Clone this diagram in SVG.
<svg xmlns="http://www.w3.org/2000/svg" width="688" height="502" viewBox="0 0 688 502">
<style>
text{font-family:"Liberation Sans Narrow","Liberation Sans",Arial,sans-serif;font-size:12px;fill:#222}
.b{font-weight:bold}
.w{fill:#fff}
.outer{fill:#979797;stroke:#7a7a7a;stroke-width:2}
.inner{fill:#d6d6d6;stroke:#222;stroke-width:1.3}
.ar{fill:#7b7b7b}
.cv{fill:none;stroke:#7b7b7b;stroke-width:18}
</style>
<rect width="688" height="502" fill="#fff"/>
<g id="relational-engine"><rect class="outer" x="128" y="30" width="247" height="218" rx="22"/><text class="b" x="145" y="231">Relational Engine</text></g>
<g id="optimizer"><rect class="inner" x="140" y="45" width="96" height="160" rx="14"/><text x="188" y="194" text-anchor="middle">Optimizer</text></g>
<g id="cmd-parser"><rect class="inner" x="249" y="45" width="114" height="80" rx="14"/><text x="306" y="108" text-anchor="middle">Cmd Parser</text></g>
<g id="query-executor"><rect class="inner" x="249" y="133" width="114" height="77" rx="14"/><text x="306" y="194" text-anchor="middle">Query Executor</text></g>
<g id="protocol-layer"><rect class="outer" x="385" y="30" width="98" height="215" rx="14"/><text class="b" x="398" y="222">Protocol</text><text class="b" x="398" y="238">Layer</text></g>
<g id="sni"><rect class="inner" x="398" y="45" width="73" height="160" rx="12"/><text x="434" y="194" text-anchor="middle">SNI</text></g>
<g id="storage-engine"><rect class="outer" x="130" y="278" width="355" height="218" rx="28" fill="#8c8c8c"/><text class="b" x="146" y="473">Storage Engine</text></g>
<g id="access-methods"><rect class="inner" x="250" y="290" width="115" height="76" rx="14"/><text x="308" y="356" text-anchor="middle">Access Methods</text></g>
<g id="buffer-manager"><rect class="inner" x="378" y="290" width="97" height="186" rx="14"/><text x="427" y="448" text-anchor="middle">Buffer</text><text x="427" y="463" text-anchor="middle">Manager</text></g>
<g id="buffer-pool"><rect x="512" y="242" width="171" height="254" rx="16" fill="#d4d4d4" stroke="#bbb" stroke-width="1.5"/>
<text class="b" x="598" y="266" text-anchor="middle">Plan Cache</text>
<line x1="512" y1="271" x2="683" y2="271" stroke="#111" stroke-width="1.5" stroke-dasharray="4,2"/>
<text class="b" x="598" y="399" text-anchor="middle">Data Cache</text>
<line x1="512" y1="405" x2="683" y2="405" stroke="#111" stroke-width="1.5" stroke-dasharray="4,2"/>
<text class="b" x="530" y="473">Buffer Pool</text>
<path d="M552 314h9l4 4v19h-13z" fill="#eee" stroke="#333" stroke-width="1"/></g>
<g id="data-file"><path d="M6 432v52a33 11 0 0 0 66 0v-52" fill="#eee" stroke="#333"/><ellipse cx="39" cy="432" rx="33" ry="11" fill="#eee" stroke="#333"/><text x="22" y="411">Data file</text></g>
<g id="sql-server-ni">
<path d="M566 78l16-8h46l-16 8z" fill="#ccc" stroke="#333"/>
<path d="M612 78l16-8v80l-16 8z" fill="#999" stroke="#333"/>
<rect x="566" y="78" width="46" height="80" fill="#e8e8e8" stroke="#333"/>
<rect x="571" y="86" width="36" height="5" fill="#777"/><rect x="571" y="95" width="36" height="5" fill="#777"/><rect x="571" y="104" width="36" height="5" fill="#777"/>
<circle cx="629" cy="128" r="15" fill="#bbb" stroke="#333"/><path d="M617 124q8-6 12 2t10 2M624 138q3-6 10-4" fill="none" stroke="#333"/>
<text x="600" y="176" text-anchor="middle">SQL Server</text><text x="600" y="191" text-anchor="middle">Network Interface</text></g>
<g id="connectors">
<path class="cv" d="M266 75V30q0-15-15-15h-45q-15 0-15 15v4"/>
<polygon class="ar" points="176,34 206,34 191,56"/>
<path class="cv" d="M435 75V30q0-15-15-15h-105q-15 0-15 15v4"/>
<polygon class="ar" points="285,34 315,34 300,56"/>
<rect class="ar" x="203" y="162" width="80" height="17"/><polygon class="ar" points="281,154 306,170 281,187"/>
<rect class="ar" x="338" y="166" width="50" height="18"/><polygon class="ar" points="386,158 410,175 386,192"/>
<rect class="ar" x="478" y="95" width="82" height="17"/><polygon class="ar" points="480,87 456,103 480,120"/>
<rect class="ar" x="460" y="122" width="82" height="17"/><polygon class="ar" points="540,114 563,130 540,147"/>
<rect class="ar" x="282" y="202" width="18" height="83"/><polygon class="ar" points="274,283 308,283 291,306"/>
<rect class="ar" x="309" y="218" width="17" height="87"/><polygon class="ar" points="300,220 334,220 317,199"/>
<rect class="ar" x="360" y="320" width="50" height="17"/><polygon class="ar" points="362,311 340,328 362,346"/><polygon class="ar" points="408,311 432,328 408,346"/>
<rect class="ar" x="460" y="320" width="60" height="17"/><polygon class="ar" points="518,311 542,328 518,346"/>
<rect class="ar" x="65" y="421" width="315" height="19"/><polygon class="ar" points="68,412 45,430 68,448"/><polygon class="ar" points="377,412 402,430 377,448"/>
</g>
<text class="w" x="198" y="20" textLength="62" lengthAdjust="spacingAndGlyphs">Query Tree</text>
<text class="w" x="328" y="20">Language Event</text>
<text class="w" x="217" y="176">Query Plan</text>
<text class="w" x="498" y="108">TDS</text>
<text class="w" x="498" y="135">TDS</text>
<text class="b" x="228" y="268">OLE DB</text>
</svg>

--

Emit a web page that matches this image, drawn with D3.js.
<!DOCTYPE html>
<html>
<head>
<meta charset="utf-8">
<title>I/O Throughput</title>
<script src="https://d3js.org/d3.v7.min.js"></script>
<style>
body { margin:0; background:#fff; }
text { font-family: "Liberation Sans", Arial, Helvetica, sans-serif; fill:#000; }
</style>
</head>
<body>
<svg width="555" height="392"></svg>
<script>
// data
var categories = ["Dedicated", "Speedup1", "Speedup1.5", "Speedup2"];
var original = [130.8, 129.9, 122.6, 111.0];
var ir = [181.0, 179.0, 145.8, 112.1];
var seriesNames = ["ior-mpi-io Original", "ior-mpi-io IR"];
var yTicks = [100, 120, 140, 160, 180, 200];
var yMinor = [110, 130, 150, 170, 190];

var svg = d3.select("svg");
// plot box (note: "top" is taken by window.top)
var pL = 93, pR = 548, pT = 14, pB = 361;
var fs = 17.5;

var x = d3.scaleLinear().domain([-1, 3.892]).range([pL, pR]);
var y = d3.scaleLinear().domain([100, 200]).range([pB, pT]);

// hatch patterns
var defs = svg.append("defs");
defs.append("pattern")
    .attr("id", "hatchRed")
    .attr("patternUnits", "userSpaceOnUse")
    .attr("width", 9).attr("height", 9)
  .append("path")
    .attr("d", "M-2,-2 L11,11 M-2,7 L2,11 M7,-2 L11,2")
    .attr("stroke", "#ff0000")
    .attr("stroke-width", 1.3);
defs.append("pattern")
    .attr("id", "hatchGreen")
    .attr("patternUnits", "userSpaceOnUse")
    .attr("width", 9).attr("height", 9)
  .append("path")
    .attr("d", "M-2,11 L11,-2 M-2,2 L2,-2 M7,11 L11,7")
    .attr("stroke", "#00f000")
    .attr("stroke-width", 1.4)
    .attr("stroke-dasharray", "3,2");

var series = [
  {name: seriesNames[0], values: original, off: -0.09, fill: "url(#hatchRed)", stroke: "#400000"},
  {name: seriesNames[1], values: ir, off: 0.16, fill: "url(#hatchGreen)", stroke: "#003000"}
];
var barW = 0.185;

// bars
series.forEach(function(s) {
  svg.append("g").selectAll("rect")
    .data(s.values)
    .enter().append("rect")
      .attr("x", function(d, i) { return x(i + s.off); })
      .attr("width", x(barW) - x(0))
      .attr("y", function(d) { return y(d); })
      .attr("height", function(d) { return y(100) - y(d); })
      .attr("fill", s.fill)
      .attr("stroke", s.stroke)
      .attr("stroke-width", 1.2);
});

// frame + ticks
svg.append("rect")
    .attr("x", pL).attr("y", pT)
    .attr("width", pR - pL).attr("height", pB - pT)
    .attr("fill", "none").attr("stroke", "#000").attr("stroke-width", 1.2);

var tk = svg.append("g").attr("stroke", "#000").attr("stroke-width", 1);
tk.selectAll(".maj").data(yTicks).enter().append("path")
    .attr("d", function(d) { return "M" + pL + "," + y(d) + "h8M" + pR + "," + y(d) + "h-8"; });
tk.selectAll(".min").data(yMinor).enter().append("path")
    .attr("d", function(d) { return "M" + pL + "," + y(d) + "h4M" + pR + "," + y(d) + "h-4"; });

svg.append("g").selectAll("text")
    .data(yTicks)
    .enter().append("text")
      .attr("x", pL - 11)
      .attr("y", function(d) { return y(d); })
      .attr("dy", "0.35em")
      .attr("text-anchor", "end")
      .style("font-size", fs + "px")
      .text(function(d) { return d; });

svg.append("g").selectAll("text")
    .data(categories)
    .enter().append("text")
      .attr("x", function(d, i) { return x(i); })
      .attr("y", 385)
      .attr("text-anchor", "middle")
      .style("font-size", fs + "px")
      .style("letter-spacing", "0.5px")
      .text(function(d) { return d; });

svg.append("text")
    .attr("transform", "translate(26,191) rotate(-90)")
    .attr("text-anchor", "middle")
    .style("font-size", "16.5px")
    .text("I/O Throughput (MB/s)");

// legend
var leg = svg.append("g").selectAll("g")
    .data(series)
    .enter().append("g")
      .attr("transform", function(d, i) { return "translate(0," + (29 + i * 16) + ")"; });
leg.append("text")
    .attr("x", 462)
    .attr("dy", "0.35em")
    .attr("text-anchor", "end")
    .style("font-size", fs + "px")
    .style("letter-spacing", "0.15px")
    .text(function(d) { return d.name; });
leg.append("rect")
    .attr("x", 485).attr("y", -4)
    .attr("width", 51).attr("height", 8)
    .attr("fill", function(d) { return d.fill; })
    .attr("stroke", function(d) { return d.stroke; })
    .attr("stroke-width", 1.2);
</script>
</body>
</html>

* * *

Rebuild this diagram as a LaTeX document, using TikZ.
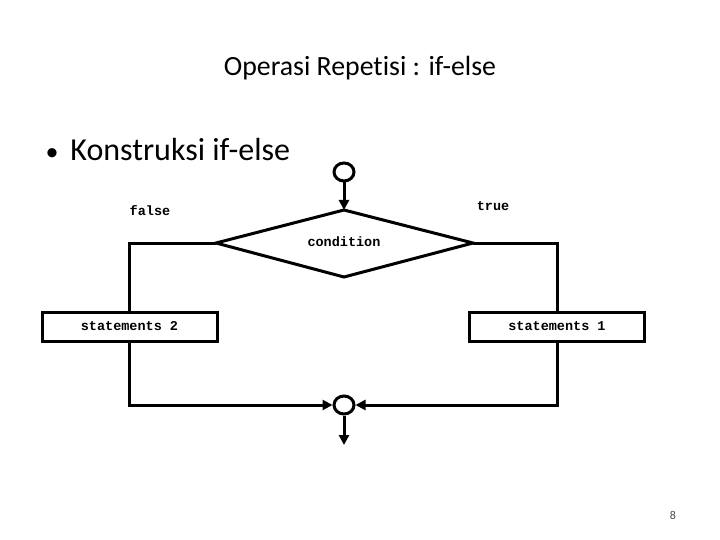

**What needs to be done:** Copy all lines of the listing above that contain the string "diagram".

**Written answer:**
Clone this diagram in SVG.
Rebuild this diagram as a LaTeX document, using TikZ.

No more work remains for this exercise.